Re: Question about partner:associate leverage
Posted: Mon Oct 08, 2012 8:37 pm
by Anonymous User
From my understanding, leverage ratios have more to do with the type of work than just a broad distinction between corporate and litigation. For example, large scale commercial litigation requires high leverage because the bulk of the work is done in discovery. No client is going to pay to have a bunch of partners sifting through file cabinets, so having one partner marshaling around a bunch of associates is required to be cost effective . Conversely, a criminal defense practice requires almost no leverage to be cost effective because you don't need an army of eager young associates running around sifting through the production. Other types of litigation practices like government investigations / regulatory litigation presumably have different leverage sweet spots as well. I don't know much about the corporate side, but I presume it works the same way where some types of corporate practices require high leverage and others don't. If you're seeing massive disparities between the litigation and corporate side of a firm, it's probably just a reflection of the different types of work their corporate and litigation partners engage in.
As for the effect leverage has on young associates, it's really too variable to say. As alluded to above, proper leverage is a balancing act. It is not always a good thing to be highly leveraged nor is it always a bad thing. You'll need to come up with a more specific question before you get any kind of meaningful feedback.
Re: Question about partner:associate leverage
Posted: Mon Oct 08, 2012 10:26 pm
by imchuckbass58
Generally, corporate is less leveraged than litigation at big firms. Take a look at NALP stats at pretty much any big firm - litigation is almost always (noticeably) higher than corporate.
This is because (generally) a larger portion of the actual work in a corporate transaction needs to be done by lawyer with expertise. With the exception of diligence, corporate work is a lot of drafting, negotiation, structuring, etc. Litigation tends to have more tasks that can be done with armies of associates (doc review, other discovery-related tasks, cite checking, basic legal research).

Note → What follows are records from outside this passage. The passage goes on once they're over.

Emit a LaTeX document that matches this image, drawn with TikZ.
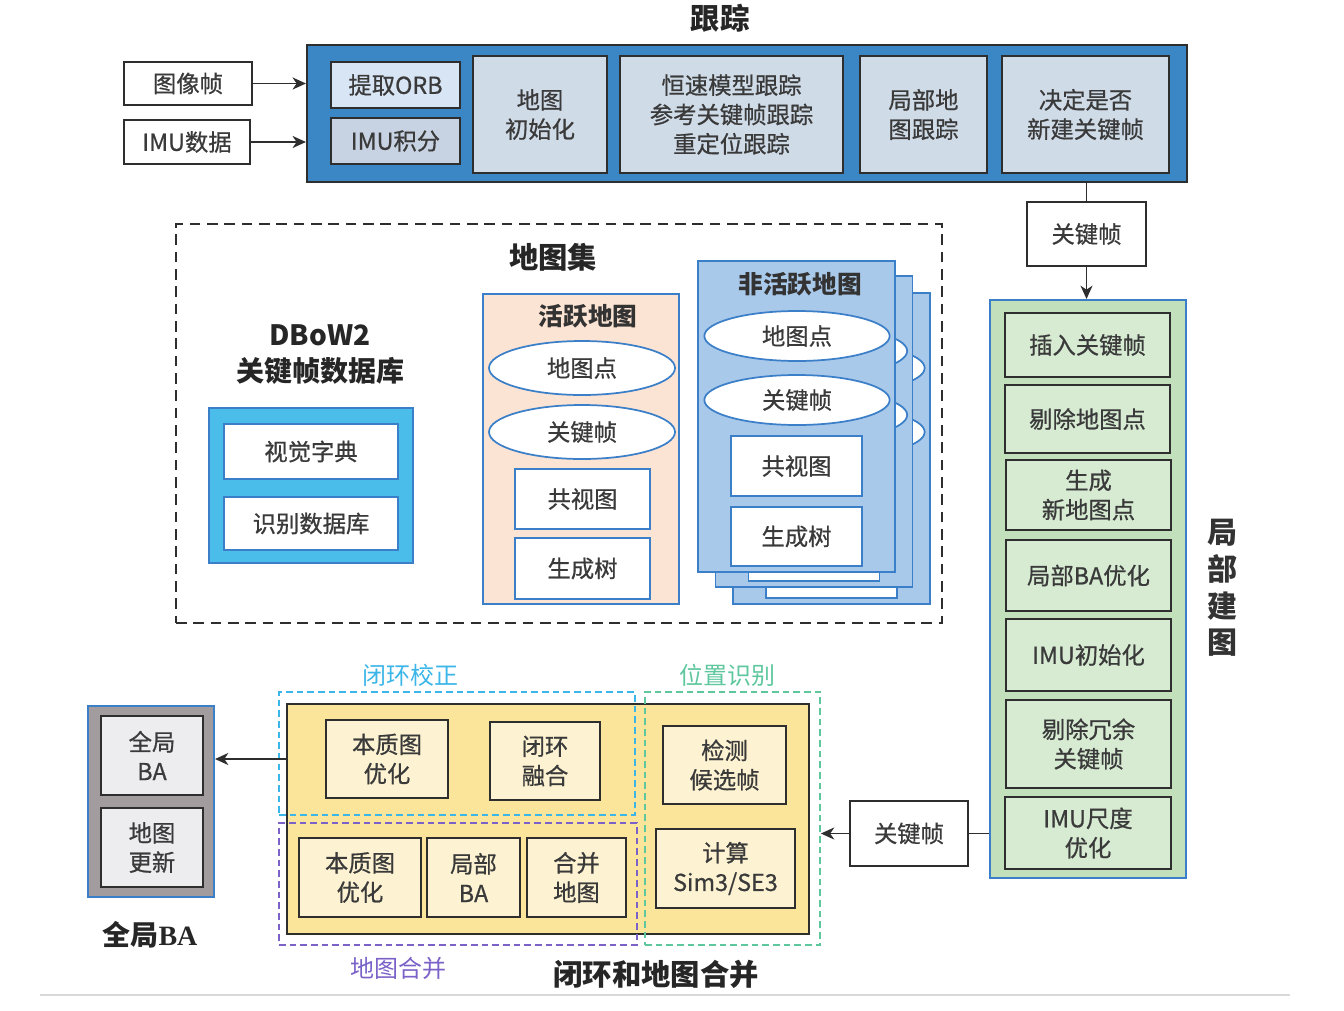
\documentclass[tikz,border=0pt]{standalone}
\usepackage{fontspec}
\setmainfont{Noto Sans CJK SC}
\newfontfamily\boxfont[FakeBold=0.7]{Noto Sans CJK SC}
\newfontfamily\serifbf{Liberation Serif}
\usetikzlibrary{fit,shapes.geometric,arrows.meta}
\definecolor{dline}{HTML}{2E2E2E}
\definecolor{txt}{HTML}{3A3A3A}
\definecolor{trkblue}{HTML}{3B87C6}
\definecolor{trkin}{HTML}{D0DBE8}
\definecolor{trkorb}{HTML}{D8E5F5}
\definecolor{trkimu}{HTML}{C7D3E3}
\definecolor{bborder}{HTML}{3C7FC9}
\definecolor{greenout}{HTML}{C2E0BC}
\definecolor{greenin}{HTML}{D6EBD2}
\definecolor{peach}{HTML}{FCE4D4}
\definecolor{inact}{HTML}{A9C9EA}
\definecolor{cyanbox}{HTML}{4BBDEA}
\definecolor{yel}{HTML}{FBE59A}
\definecolor{cream}{HTML}{FDF3D2}
\definecolor{gbagray}{HTML}{A29C9F}
\definecolor{gbain}{HTML}{EDEDEF}
\definecolor{dashblue}{HTML}{3CB6E8}
\definecolor{dashpurple}{HTML}{7A62C8}
\definecolor{dashgreen}{HTML}{5FC79E}
\newcommand\fsbox{\boxfont\fontsize{17.5}{22}\selectfont}
% box with centred text: style, name, corner1, corner2, text
\newcommand\tbox[5]{%
  \node[#1, fit={#3 #4}] (#2) {};
  \node[align=center, font=\fsbox, inner sep=0pt] (#2t) at (#2.center) {#5};
}
\newcommand\inactsheet[3]{%
  \node[inactsheet, fit={(698+#1,261+#2)(895+#1,572+#2)}] (sh#3) {};
  \node[ellin] (ip#3) at (797+#1,336+#2) {};
  \node[ellin] (ik#3) at (797+#1,400+#2) {};
  \node[wbox, fit={(731+#1,436+#2)(862+#1,496+#2)}] (ic#3) {};
  \node[wbox, fit={(731+#1,507+#2)(862+#1,566+#2)}] (it#3) {};
}
\tikzset{
  every node/.style={text=txt},
  bx/.style={draw=dline, line width=1.7pt, inner sep=0pt},
  trkout/.style={draw=dline, line width=1.6pt, fill=trkblue, inner sep=0pt},
  tin/.style={bx, fill=trkin},
  plain/.style={bx, fill=white, line width=1.5pt},
  lmbox/.style={bx, fill=greenin},
  lmout/.style={draw=bborder, line width=1.5pt, fill=greenout, inner sep=0pt},
  wbox/.style={draw=bborder, line width=1.3pt, fill=white, inner sep=0pt},
  ellact/.style={ellipse, draw=bborder, line width=1.3pt, fill=white, minimum width=139.5pt, minimum height=40.5pt, inner sep=0pt, font=\fsbox},
  ellin/.style={ellipse, draw=bborder, line width=1.3pt, fill=white, minimum width=139pt, minimum height=37.5pt, inner sep=0pt, font=\fsbox},
  inactsheet/.style={draw=bborder, line width=1.3pt, fill=inact, inner sep=0pt},
  cbox/.style={bx, fill=cream},
  gbox/.style={bx, fill=gbain},
  dbox/.style={dashed, dash pattern=on 5pt off 3pt, line width=1.3pt, inner sep=0pt},
  arr/.style={draw=dline, line width=1.4pt, -{Stealth[length=10pt,width=9pt,inset=3pt]}},
  ln/.style={draw=dline, line width=1.4pt},
  ttl/.style={font=\fontsize{22}{24}\selectfont\bfseries, text=black!85},
  sub/.style={font=\fontsize{18.5}{22}\selectfont\bfseries, text=black!80},
  col/.style={font=\fontsize{18}{22}\selectfont},
}
\begin{document}
\begin{tikzpicture}[x=0.75pt,y=-0.75pt]
\useasboundingbox (0,0) rectangle (1344,1010);
% ---------- Tracking ----------
\node[ttl] (ttrk) at (720,18) {跟踪};
\node[trkout, fit={(307,45)(1187,182)}] (trk) {};
\tbox{bx, fill=trkorb}{orb}{(331,62)}{(460,108)}{提取ORB}
\tbox{bx, fill=trkimu}{imuint}{(331,118)}{(460,164)}{IMU积分}
\tbox{tin}{minit}{(473,56)}{(607,173)}{地图\\初始化}
\tbox{tin}{cvm}{(620,56)}{(843,173)}{恒速模型跟踪\\参考关键帧跟踪\\重定位跟踪}
\tbox{tin}{lmt}{(860,56)}{(987,173)}{局部地\\图跟踪}
\tbox{tin}{dec}{(1002,56)}{(1169,173)}{决定是否\\新建关键帧}
\tbox{plain}{img}{(124,62)}{(252,105)}{图像帧}
\tbox{plain}{imu}{(124,120)}{(250,164)}{IMU数据}
\draw[arr] (img.east) -- (img.east -| trk.west);
\draw[arr] (imu.east) -- (imu.east -| trk.west);
% ---------- keyframe to local mapping ----------
\tbox{plain}{kf1}{(1027,202)}{(1146,266)}{关键帧}
\node[lmout, fit={(990,300)(1186,878)}] (lm) {};
\draw[ln] (kf1.north |- trk.south) -- (kf1.north);
\draw[arr] (kf1.south) -- (kf1.south |- lm.north);
\tbox{lmbox}{lm1}{(1005,313)}{(1170,377)}{插入关键帧}
\tbox{lmbox}{lm2}{(1005,385)}{(1170,453)}{剔除地图点}
\tbox{lmbox}{lm3}{(1006,460)}{(1171,530)}{生成\\新地图点}
\tbox{lmbox}{lm4}{(1006,540)}{(1171,611)}{局部BA优化}
\tbox{lmbox}{lm5}{(1006,619)}{(1171,691)}{IMU初始化}
\tbox{lmbox}{lm6}{(1006,700)}{(1171,788)}{剔除冗余\\关键帧}
\tbox{lmbox}{lm7}{(1005,797)}{(1171,869)}{IMU尺度\\优化}
\node[align=center, font=\fontsize{22.5}{27.5}\selectfont\bfseries, text=black!80] (tlm) at (1222,588) {局\\部\\建\\图};
% ---------- Atlas ----------
\node[draw=dline, dashed, dash pattern=on 8pt off 5pt, line width=1.5pt, inner sep=0pt, fit={(176,224)(942,623)}] (atlas) {};
\node[ttl] (tatlas) at (553,257) {地图集};
\node[align=center, font=\fontsize{21}{27}\selectfont\bfseries, text=black!85] (tdb) at (320,355) {DBoW2\\关键帧数据库};
\node[draw=bborder, line width=1.5pt, fill=cyanbox, inner sep=0pt, fit={(209,408)(413,563)}] (dbow) {};
\tbox{wbox, line width=1.6pt}{vd}{(224,424)}{(398,479)}{视觉字典}
\tbox{wbox, line width=1.6pt}{rdb}{(224,497)}{(398,550)}{识别数据库}
% active map
\node[draw=bborder, line width=1.3pt, fill=peach, inner sep=0pt, fit={(483,294)(679,604)}] (act) {};
\node[sub] (tact) at (588,316) {活跃地图};
\node[ellact] (amp) at (582,368) {地图点};
\node[ellact] (akf) at (582,432) {关键帧};
\tbox{wbox}{acv}{(515,469)}{(650,529)}{共视图}
\tbox{wbox}{ast}{(515,538)}{(650,599)}{生成树}
% inactive maps (stack)
\inactsheet{35}{32}{c}
\inactsheet{17.5}{15}{b}
\node[inactsheet, fit={(698,261)(895,572)}] (ina) {};
\node[sub] (tina) at (800,284) {非活跃地图};
\node[ellin] (imp) at (797,336) {地图点};
\node[ellin] (ikf) at (797,400) {关键帧};
\tbox{wbox}{icv}{(731,436)}{(862,496)}{共视图}
\tbox{wbox}{ist}{(731,507)}{(862,566)}{生成树}
% ---------- Loop closing and map merging ----------
\node[bx, fill=yel, line width=1.8pt, fit={(287,704)(809,934)}] (loop) {};
\tbox{cbox}{eo1}{(326,720)}{(448,798)}{本质图\\优化}
\tbox{cbox}{lf}{(490,722)}{(600,800)}{闭环\\融合}
\tbox{cbox}{eo2}{(299,838)}{(421,917)}{本质图\\优化}
\tbox{cbox}{lba}{(427,838)}{(520,917)}{局部\\BA}
\tbox{cbox}{mm}{(527,838)}{(626,917)}{合并\\地图}
\tbox{cbox}{det}{(663,726)}{(786,804)}{检测\\候选帧}
\tbox{cbox}{sim}{(656,829)}{(795,908)}{计算\\Sim3/SE3}
\node[dbox, draw=dashblue, fit={(279,692)(635,815)}] (lc) {};
\node[dbox, draw=dashpurple, fit={(279,823)(637,945)}] (mg) {};
\node[dbox, draw=dashgreen, fit={(645,692)(820,945)}] (pr) {};
\node[col, text=dashblue] (tlc) at (410,675) {闭环校正};
\node[col, text=dashgreen] (tpr) at (727,675) {位置识别};
\node[col, text=dashpurple] (tmg) at (398,968) {地图合并};
\node[ttl] (tloop) at (656,974) {闭环和地图合并};
\tbox{plain}{kf2}{(850,801)}{(968,866)}{关键帧}
\draw[ln] (lm.west |- kf2.east) -- (kf2.east);
\draw[arr] (kf2.west) -- (kf2.west -| pr.east);
% ---------- Global BA ----------
\node[draw=bborder, line width=1.5pt, fill=gbagray, inner sep=0pt, fit={(88,706)(214,897)}] (gba) {};
\tbox{gbox}{gba1}{(101,716)}{(203,795)}{全局\\BA}
\tbox{gbox}{gba2}{(101,808)}{(203,887)}{地图\\更新}
\node[font=\fontsize{21}{24}\selectfont\bfseries, text=black!85] (tgba) at (150,935) {全局{\serifbf\bfseries BA}};
\coordinate (lcs) at (loop.west |- eo1.center);
\draw[arr] (lcs) -- (lcs -| gba.east);
% faint baseline
\draw[black!15, line width=0.8pt] (40,995) -- (1290,995);
\end{tikzpicture}
\end{document}
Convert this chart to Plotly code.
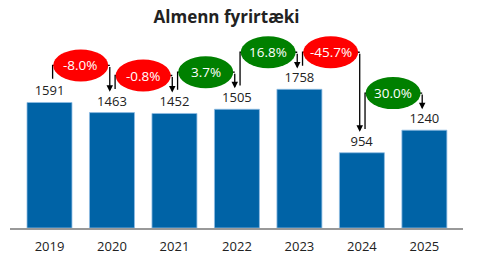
import plotly.graph_objects as go

years = ["2019", "2020", "2021", "2022", "2023", "2024", "2025"]
values = [1591, 1463, 1452, 1505, 1758, 954, 1240]

BAR_COLOR = "#0063A6"
UP_COLOR = "#008000"
DOWN_COLOR = "#FF0000"
FONT = "Open Sans, Noto Sans, DejaVu Sans, sans-serif"

YMAX = 2510
LEVEL_OFF = 470   # bubble line height above the taller bar (data units)
START_OFF = 300   # where the left leg begins above the source bar
TIP_OFF = 265     # arrow tip above the target bar
DX_L = 0.05
DX_R = -0.035

x = list(range(len(years)))
fig = go.Figure()
fig.add_trace(go.Bar(
    x=x, y=values, width=0.72,
    marker=dict(color=BAR_COLOR, line=dict(color="#8fbde3", width=0.8)),
    text=[str(v) for v in values], textposition="outside",
    textfont=dict(size=13, color="#222", family=FONT),
    cliponaxis=False, hoverinfo="skip", showlegend=False,
))

shapes = []
annotations = []
for i in range(len(values) - 1):
    a, b = values[i], values[i + 1]
    pct = (b - a) / a * 100
    level = max(a, b) + LEVEL_OFF
    xl = i + DX_L
    xr = i + 1 + DX_R
    fig.add_trace(go.Scatter(
        x=[xl, xl, xr], y=[a + START_OFF, level, level], mode="lines",
        line=dict(color="black", width=1.3), hoverinfo="skip", showlegend=False,
    ))
    annotations.append(dict(
        x=xr, y=b + TIP_OFF, ax=xr, ay=level, xref="x", yref="y",
        axref="x", ayref="y", text="", showarrow=True,
        arrowhead=2, arrowsize=1, arrowwidth=1.3, arrowcolor="black",
    ))
    shapes.append(dict(
        type="circle", xref="x", yref="y", xsizemode="pixel", ysizemode="pixel",
        xanchor=i + 0.5, yanchor=level, x0=-27.5, x1=27.5, y0=-16, y1=16,
        fillcolor=UP_COLOR if pct >= 0 else DOWN_COLOR, line=dict(width=0),
        layer="above",
    ))
    annotations.append(dict(
        x=i + 0.5, y=level, xref="x", yref="y", text=f"{pct:.1f}%",
        showarrow=False, font=dict(size=13.5, color="white", family=FONT),
    ))

fig.update_layout(
    width=479, height=255,
    margin=dict(l=10, r=16, t=30, b=27, autoexpand=False),
    paper_bgcolor="white", plot_bgcolor="white",
    font=dict(family=FONT, color="#222"),
    title=dict(text="<b>Almenn fyrirtæki</b>", x=0.478, xref="paper",
               y=1 - 17 / 255, yref="container", yanchor="middle", xanchor="center",
               font=dict(size=17, color="#222", family=FONT)),
    xaxis=dict(range=[-0.632, 6.618], tickvals=x, ticktext=years,
               showline=True, linecolor="#999", linewidth=1.5,
               showgrid=False, zeroline=False, ticks="", automargin=False,
               tickfont=dict(size=13, color="#222", family=FONT),
               ticklabelstandoff=6),
    yaxis=dict(visible=False, range=[0, YMAX], automargin=False),
    shapes=shapes, annotations=annotations,
    bargap=0.28,
)

fig.write_html("out.html")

Generally, higher leverage means less substantive work at junior levels, while lower leverage can (but does not always) mean you'll be working harder since there's less people to spread work across. But, I'd be careful about comparing across departments, or across firms with very different practices (as the poster above alluded to). Corporate and litigation are totally different animals, so it doesn't even really mean anything to say you'll do "more substantive work" in corporate because the leverage is lower. But, if you're comparing two litigation departments at NYC biglaw firms, I think it's fair to say you have a greater chance at getting substantive work at the firm with lower leverage.